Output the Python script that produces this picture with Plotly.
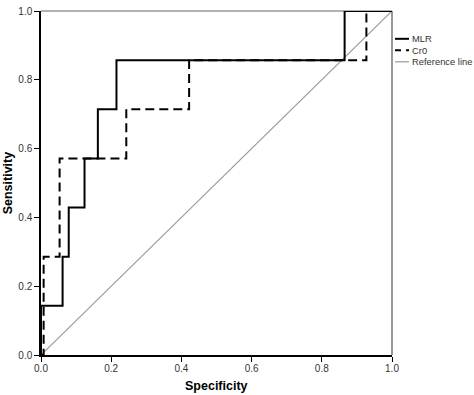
import plotly.graph_objects as go

# ROC coordinates (x = 1 - specificity, labelled "Specificity" in the source; y = sensitivity)
mlr_x = [0.0, 0.0, 0.0615, 0.0615, 0.079, 0.079, 0.124, 0.124, 0.162, 0.162, 0.215, 0.215, 0.865, 0.865, 1.0]
mlr_y = [0.0, 1/7, 1/7, 2/7, 2/7, 3/7, 3/7, 4/7, 4/7, 5/7, 5/7, 6/7, 6/7, 1.0, 1.0]

cr0_x = [0.0, 0.0075, 0.0075, 0.053, 0.053, 0.243, 0.243, 0.422, 0.422, 0.927, 0.927, 1.0]
cr0_y = [0.0, 0.0, 2/7, 2/7, 4/7, 4/7, 5/7, 5/7, 6/7, 6/7, 1.0, 1.0]

ref_x = [0.0, 1.0]
ref_y = [0.0, 1.0]

tick_vals = [0.0, 0.2, 0.4, 0.6, 0.8, 1.0]
tick_text = ["0.0", "0.2", "0.4", "0.6", "0.8", "1.0"]

FONT = "Liberation Sans, Arial, sans-serif"

fig = go.Figure()
fig.add_trace(go.Scatter(x=ref_x, y=ref_y, mode="lines", name="Reference line",
                         line=dict(color="#9a9a9a", width=1.2), showlegend=False))
fig.add_trace(go.Scatter(x=cr0_x, y=cr0_y, mode="lines", name="Cr0",
                         line=dict(color="black", width=2, dash="9px,5px"), showlegend=False))
fig.add_trace(go.Scatter(x=mlr_x, y=mlr_y, mode="lines", name="MLR",
                         line=dict(color="black", width=2), showlegend=False))

axis_common = dict(range=[0, 1], tickvals=tick_vals, ticktext=tick_text,
                   showgrid=False, zeroline=False, showline=True, linecolor="black",
                   linewidth=1.5, ticks="outside", ticklen=5, tickwidth=1.2, tickcolor="black",
                   ticklabeloverflow="allow",
                   tickfont=dict(family=FONT, size=10, color="#333333"))

fig.update_layout(
    width=474, height=395,
    margin=dict(l=41, r=82, t=5, b=40),
    paper_bgcolor="white", plot_bgcolor="white",
    xaxis=dict(**axis_common, ticklabelstandoff=-2),
    yaxis=dict(**axis_common),
    showlegend=False,
)

# frame: top (gray) and right (dark gray)
fig.add_shape(type="line", xref="paper", yref="paper", x0=0, x1=1, y0=1, y1=1,
              line=dict(color="#999999", width=1.5), layer="below")
fig.add_shape(type="line", xref="paper", yref="paper", x0=1, x1=1, y0=0, y1=1,
              line=dict(color="#555555", width=1.2), layer="below")

# axis titles
fig.add_annotation(text="<b>Specificity</b>", xref="paper", yref="paper", x=0.5, y=-0.0906,
                   showarrow=False, font=dict(family=FONT, size=12.5, color="black"),
                   xanchor="center", yanchor="middle")
fig.add_annotation(text="<b>Sensitivity</b>", xref="paper", yref="paper", x=-0.093, y=0.5,
                   showarrow=False, textangle=-90, font=dict(family=FONT, size=12.5, color="black"),
                   xanchor="center", yanchor="middle")

# legend (manual, to match small line samples)
legend_items = [("MLR", "solid", "black", 2), ("Cr0", "6px,5px", "black", 2), ("Reference line", "solid", "#9a9a9a", 1.2)]
lx0 = (395 - 41) / 351
lx1 = (409 - 41) / 351
ltext = (410 - 41) / 351
for i, (lab, dash, col, w) in enumerate(legend_items):
    ypix = 33.3 + i * 11.7
    yp = (355 - ypix) / 350
    fig.add_shape(type="line", xref="paper", yref="paper", x0=lx0, x1=lx1, y0=yp, y1=yp,
                  line=dict(color=col, width=w, dash=dash))
    fig.add_annotation(text=lab, xref="paper", yref="paper", x=ltext, y=yp, showarrow=False,
                       xanchor="left", yanchor="middle",
                       font=dict(family=FONT, size=9.4, color="#333333"))

fig.write_html("out.html", config={"displayModeBar": False},
               post_script="document.body.style.margin='0';document.body.style.overflow='hidden';")
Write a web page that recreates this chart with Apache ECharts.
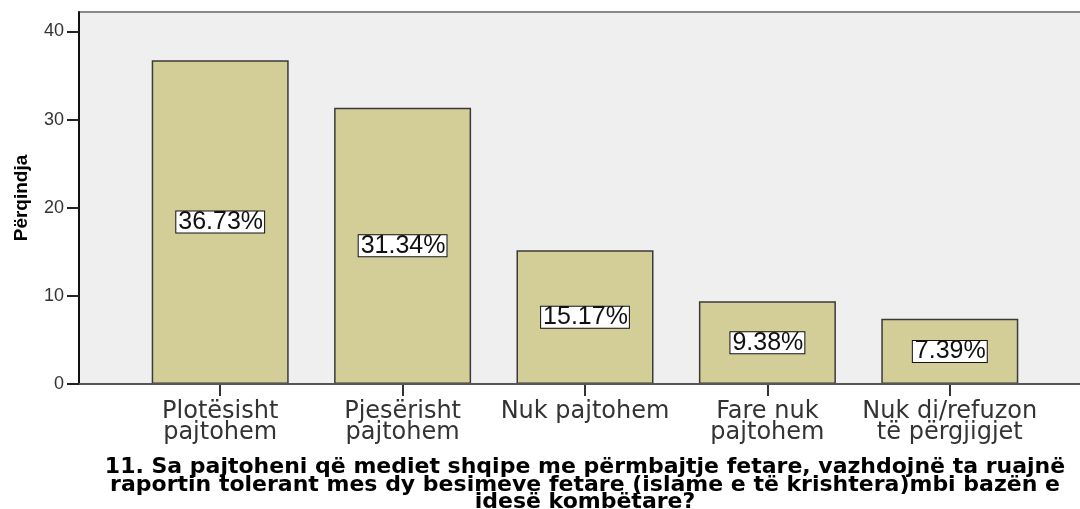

::::

__TO DO__
Copy the records above exactly, leaving out every picture.

__TASK OUTPUT__
Output the Python script that produces this picture with Plotly.
import plotly.graph_objects as go

# ROC coordinates (x = 1 - specificity, labelled "Specificity" in the source; y = sensitivity)
mlr_x = [0.0, 0.0, 0.0615, 0.0615, 0.079, 0.079, 0.124, 0.124, 0.162, 0.162, 0.215, 0.215, 0.865, 0.865, 1.0]
mlr_y = [0.0, 1/7, 1/7, 2/7, 2/7, 3/7, 3/7, 4/7, 4/7, 5/7, 5/7, 6/7, 6/7, 1.0, 1.0]

cr0_x = [0.0, 0.0075, 0.0075, 0.053, 0.053, 0.243, 0.243, 0.422, 0.422, 0.927, 0.927, 1.0]
cr0_y = [0.0, 0.0, 2/7, 2/7, 4/7, 4/7, 5/7, 5/7, 6/7, 6/7, 1.0, 1.0]

ref_x = [0.0, 1.0]
ref_y = [0.0, 1.0]

tick_vals = [0.0, 0.2, 0.4, 0.6, 0.8, 1.0]
tick_text = ["0.0", "0.2", "0.4", "0.6", "0.8", "1.0"]

FONT = "Liberation Sans, Arial, sans-serif"

fig = go.Figure()
fig.add_trace(go.Scatter(x=ref_x, y=ref_y, mode="lines", name="Reference line",
                         line=dict(color="#9a9a9a", width=1.2), showlegend=False))
fig.add_trace(go.Scatter(x=cr0_x, y=cr0_y, mode="lines", name="Cr0",
                         line=dict(color="black", width=2, dash="9px,5px"), showlegend=False))
fig.add_trace(go.Scatter(x=mlr_x, y=mlr_y, mode="lines", name="MLR",
                         line=dict(color="black", width=2), showlegend=False))

axis_common = dict(range=[0, 1], tickvals=tick_vals, ticktext=tick_text,
                   showgrid=False, zeroline=False, showline=True, linecolor="black",
                   linewidth=1.5, ticks="outside", ticklen=5, tickwidth=1.2, tickcolor="black",
                   ticklabeloverflow="allow",
                   tickfont=dict(family=FONT, size=10, color="#333333"))

fig.update_layout(
    width=474, height=395,
    margin=dict(l=41, r=82, t=5, b=40),
    paper_bgcolor="white", plot_bgcolor="white",
    xaxis=dict(**axis_common, ticklabelstandoff=-2),
    yaxis=dict(**axis_common),
    showlegend=False,
)

# frame: top (gray) and right (dark gray)
fig.add_shape(type="line", xref="paper", yref="paper", x0=0, x1=1, y0=1, y1=1,
              line=dict(color="#999999", width=1.5), layer="below")
fig.add_shape(type="line", xref="paper", yref="paper", x0=1, x1=1, y0=0, y1=1,
              line=dict(color="#555555", width=1.2), layer="below")

# axis titles
fig.add_annotation(text="<b>Specificity</b>", xref="paper", yref="paper", x=0.5, y=-0.0906,
                   showarrow=False, font=dict(family=FONT, size=12.5, color="black"),
                   xanchor="center", yanchor="middle")
fig.add_annotation(text="<b>Sensitivity</b>", xref="paper", yref="paper", x=-0.093, y=0.5,
                   showarrow=False, textangle=-90, font=dict(family=FONT, size=12.5, color="black"),
                   xanchor="center", yanchor="middle")

# legend (manual, to match small line samples)
legend_items = [("MLR", "solid", "black", 2), ("Cr0", "6px,5px", "black", 2), ("Reference line", "solid", "#9a9a9a", 1.2)]
lx0 = (395 - 41) / 351
lx1 = (409 - 41) / 351
ltext = (410 - 41) / 351
for i, (lab, dash, col, w) in enumerate(legend_items):
    ypix = 33.3 + i * 11.7
    yp = (355 - ypix) / 350
    fig.add_shape(type="line", xref="paper", yref="paper", x0=lx0, x1=lx1, y0=yp, y1=yp,
                  line=dict(color=col, width=w, dash=dash))
    fig.add_annotation(text=lab, xref="paper", yref="paper", x=ltext, y=yp, showarrow=False,
                       xanchor="left", yanchor="middle",
                       font=dict(family=FONT, size=9.4, color="#333333"))

fig.write_html("out.html", config={"displayModeBar": False},
               post_script="document.body.style.margin='0';document.body.style.overflow='hidden';")
Write a web page that recreates this chart with Apache ECharts.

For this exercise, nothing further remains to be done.